Remember that tax laws are complex and constantly changing. Always consult with a qualified tax professional or financial advisor to develop a strategy tailored to your specific situation.

Interactive FAQ

How does the Trump tax plan affect my paycheck?

The TCJA reduced federal income tax rates for most taxpayers, which generally results in less money being withheld from your paycheck. However, the exact impact on your take-home pay depends on your specific situation, including your income level, filing status, and deductions. The IRS updated the withholding tables to reflect these changes, so your employer should have automatically adjusted your withholdings. You can use the IRS Tax Withholding Estimator to check if your current withholdings are appropriate.

What happens if the Trump tax cuts expire in 2025?

If Congress doesn't act to extend the individual tax provisions of the TCJA, they will revert to pre-2018 law starting in 2026. This means tax rates would return to their higher pre-TCJA levels, the standard deduction would be cut nearly in half, personal exemptions would be reinstated, and the Child Tax Credit would revert to $1,000 per child. The Congressional Budget Office estimates that most income groups would see their average tax rates increase, with the largest increases for higher-income taxpayers.

Are the Trump tax cuts permanent?

Most of the individual tax provisions in the TCJA are not permanent. They were set to expire after 2025 to comply with Senate budget reconciliation rules, which allowed the bill to pass with a simple majority. The corporate tax rate cut to 21% is permanent, as are some other business-related provisions. Congress would need to pass new legislation to extend the individual tax cuts beyond 2025.

How does the Trump tax plan affect state taxes?

The TCJA is a federal tax law, so it doesn't directly change state tax codes. However, many states use federal taxable income as the starting point for their own tax calculations. The increased standard deduction and other federal changes can affect your state taxable income.
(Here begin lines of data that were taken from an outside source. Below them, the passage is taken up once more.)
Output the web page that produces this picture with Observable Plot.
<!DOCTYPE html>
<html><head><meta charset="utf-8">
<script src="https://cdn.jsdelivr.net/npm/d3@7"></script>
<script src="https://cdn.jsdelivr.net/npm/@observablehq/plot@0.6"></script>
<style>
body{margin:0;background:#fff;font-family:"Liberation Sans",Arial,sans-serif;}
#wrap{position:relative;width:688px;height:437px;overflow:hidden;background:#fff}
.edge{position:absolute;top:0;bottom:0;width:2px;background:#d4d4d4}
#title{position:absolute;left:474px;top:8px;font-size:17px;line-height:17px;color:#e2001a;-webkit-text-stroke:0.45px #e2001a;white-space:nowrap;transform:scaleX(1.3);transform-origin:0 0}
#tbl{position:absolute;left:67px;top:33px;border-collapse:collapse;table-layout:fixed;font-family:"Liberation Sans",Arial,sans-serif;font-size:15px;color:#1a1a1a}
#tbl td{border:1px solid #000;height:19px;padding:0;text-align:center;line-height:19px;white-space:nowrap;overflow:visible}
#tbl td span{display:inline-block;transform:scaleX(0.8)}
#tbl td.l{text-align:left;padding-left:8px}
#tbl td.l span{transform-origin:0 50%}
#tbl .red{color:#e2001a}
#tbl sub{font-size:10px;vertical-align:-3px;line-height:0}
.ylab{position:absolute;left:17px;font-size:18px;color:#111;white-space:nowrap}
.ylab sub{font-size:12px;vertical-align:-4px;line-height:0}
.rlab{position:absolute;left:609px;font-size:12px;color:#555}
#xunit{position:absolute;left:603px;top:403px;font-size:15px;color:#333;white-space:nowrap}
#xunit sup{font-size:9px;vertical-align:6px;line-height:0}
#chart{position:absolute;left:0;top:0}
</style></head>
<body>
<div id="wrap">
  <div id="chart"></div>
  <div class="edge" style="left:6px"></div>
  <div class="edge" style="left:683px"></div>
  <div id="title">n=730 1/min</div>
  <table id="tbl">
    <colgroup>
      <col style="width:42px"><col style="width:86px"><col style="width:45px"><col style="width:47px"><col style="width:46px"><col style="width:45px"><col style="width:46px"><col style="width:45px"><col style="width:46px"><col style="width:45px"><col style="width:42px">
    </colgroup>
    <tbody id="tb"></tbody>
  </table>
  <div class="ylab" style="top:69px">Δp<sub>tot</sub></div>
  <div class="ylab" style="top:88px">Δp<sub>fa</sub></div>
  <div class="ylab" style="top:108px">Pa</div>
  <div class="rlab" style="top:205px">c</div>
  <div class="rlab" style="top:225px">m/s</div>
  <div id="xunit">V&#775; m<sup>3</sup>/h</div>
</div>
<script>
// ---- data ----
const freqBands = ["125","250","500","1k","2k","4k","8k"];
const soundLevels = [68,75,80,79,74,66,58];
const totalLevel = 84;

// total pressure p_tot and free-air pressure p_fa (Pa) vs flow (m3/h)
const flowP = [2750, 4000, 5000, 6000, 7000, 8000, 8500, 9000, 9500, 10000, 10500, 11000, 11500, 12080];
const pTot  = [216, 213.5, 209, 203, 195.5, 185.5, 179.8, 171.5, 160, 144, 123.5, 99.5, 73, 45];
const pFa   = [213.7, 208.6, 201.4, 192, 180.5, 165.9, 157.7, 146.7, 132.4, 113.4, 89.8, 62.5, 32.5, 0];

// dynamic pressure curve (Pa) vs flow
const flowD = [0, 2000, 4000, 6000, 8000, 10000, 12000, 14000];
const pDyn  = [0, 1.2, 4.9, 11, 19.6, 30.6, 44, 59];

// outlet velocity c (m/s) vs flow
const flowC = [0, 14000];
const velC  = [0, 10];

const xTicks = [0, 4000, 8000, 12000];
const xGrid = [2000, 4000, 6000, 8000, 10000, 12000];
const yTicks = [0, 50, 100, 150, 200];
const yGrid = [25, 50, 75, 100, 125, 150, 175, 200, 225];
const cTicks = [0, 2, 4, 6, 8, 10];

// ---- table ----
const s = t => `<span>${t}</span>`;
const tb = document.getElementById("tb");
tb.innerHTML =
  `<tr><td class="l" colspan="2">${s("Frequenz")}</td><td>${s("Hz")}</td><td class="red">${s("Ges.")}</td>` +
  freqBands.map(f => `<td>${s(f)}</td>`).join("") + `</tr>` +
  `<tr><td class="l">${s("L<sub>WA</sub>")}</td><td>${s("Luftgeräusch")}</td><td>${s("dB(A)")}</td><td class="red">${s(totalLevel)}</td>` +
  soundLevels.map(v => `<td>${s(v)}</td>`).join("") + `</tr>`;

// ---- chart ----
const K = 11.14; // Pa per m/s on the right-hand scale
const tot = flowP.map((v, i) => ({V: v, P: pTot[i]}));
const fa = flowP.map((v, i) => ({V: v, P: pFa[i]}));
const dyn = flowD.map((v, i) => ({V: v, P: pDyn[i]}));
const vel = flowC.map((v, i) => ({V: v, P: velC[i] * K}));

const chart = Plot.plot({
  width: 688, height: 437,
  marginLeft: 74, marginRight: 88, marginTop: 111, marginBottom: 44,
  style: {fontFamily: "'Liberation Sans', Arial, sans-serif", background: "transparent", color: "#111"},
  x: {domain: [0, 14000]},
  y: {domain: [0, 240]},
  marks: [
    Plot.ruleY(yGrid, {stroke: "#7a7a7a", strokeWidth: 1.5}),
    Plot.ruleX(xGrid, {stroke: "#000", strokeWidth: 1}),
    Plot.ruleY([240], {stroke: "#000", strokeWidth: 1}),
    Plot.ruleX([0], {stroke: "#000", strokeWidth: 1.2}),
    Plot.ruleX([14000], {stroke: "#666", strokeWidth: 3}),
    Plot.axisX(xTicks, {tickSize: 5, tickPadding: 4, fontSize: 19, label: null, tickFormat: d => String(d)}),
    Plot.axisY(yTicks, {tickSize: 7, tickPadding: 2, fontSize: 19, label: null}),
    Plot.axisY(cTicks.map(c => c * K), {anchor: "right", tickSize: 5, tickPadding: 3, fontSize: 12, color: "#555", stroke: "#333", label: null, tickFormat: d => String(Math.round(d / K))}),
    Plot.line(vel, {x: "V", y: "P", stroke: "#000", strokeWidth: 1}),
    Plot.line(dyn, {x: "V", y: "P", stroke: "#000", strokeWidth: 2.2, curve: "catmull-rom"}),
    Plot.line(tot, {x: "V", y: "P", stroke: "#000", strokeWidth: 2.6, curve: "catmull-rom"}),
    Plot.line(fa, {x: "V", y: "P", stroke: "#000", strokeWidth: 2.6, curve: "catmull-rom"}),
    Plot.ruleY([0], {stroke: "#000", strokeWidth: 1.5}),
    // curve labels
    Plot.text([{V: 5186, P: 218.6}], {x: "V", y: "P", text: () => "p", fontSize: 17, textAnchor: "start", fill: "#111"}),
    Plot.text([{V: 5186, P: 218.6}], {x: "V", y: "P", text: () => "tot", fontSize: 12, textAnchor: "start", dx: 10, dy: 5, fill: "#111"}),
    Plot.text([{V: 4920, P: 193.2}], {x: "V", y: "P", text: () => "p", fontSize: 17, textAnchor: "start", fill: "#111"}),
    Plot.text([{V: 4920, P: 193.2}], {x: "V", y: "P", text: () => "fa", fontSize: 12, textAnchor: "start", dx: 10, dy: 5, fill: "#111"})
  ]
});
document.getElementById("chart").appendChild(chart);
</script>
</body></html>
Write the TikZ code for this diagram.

Additionally, the $10,000 cap on the SALT deduction means that taxpayers in high-tax states may see less benefit from this deduction, potentially increasing their federal tax burden.

What is the Qualified Business Income (QBI) deduction?

The QBI deduction, also known as Section 199A, allows eligible taxpayers to deduct up to 20% of their qualified business income from a domestic business operated as a sole proprietorship or through a partnership, S corporation, trust, or estate. The deduction is subject to certain limitations based on the taxpayer's income and the type of business. For 2024, the full deduction is available for taxpayers with taxable income below $191,950 (single) or $383,900 (married filing jointly). Above these thresholds, the deduction may be limited based on W-2 wages paid by the business or the unadjusted basis of qualified property.

How does the Trump tax plan affect homeowners?

The TCJA made several changes that affect homeowners. The mortgage interest deduction is now limited to interest on up to $750,000 of mortgage debt (down from $1 million), though existing mortgages are grandfathered. The deduction for state and local property taxes, along with either income or sales taxes, is capped at $10,000. Additionally, the standard deduction was nearly doubled, which means fewer homeowners will benefit from itemizing their deductions. These changes generally reduce the tax benefits of homeownership, particularly for those with higher-value homes or in high-tax states.

What are the most significant changes for families with children?

The most significant change for families was the expansion of the Child Tax Credit from $1,000 to $2,000 per qualifying child, with up to $1,400 being refundable. The income thresholds for the credit were also increased significantly, making more families eligible. Additionally, the TCJA created a new $500 non-refundable credit for other dependents, such as elderly parents or adult children with disabilities. The standard deduction increases also benefit families, as do the lower tax rates across most brackets.